Это единственный подобный препарат, зарегистрированный на территории России
При этом в реабилитации таких детей нужен комплексный подход – участие медиков, педагогов, психологов, социальных работников. Со спастикой, которая мало того что выкручивает суставы, так и еще и вызывает боль – из-за спазмов мышцы болят, – можно бороться по-разному. Есть препараты, которые позволяют убрать избыточный тонус мышц. Но не всегда они достаточно эффективны, плюс бывают тяжелые побочные эффекты. С серьезной спастичностью не всегда справляется даже ботулинотерапия.
– Снижая мышечный тонус, мы облегчаем пациенту движение, улучшаем реабилитацию, что упрощает социализацию, – объясняет Затравкина. – В России сравнительно недавно стали устанавливать баклофеновые помпы – это новый метод, который помогает детям и взрослым получать лекарства непрерывно, в отличие от других методов лечения, которые привязывают пациента к стационару. "Баклофен" – препарат, хорошо знакомый людям, которые работают со спастичностью. В специализированной форме для помпы он называется "Лиорезал". Это единственный подобный препарат, зарегистрированный на территории России.

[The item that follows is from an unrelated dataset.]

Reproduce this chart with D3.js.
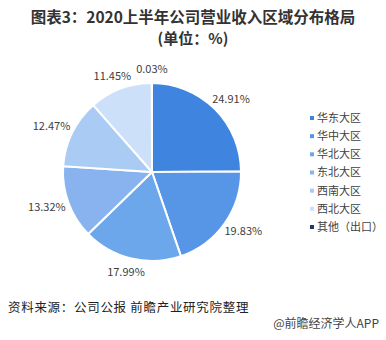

Первые помпы в России были имплантированы детям в 2011–2012 году. Пионерами методики были учреждения Москвы. Сейчас такие помпы устанавливают в Москве, Санкт-Петербурге, Челябинске, Новосибирске, Чебоксарах – в крупных нейрохирургических клиниках. Но установить помпу – полбеды, ее надо регулярно, раз в три-четыре месяца, дозаправлять лекарством. Ездить три-четыре раза в год в другой регион финансово затратно и трудно – туда и обратно тащить на себе коляску и ребенка.
В Саратове возможность дозаправлять помпы появилась из-за пандемии коронавируса, когда передвигаться по стране стало почти невозможно, а медучреждения закрылись для плановых пациентов. Резкая отмена "Лиорезала", поясняет Затравкина, может дать тяжелый синдром отмены вплоть до летального исхода. Родители детей с помпами (их в Саратовской области четверо) поставили перед Министерством здравоохранения вопрос ребром: или вы решаете вопрос с дозаправкой, или наши дети умрут.
Программатор для помпы, который настраивает дозировки, и специально обученный человек с лицензией в Саратове на тот момент были. После родительского ультиматума Минздрав сумел решить и организационные вопросы.
– Мы планируем в ближайшее время и устанавливать баклофеновые помпы в Саратове. Пока только взрослым пациентам с диагнозом ДЦП, – говорит Татьяна Затравкина. – История Нели Шишкиной сыграла здесь не последнюю роль.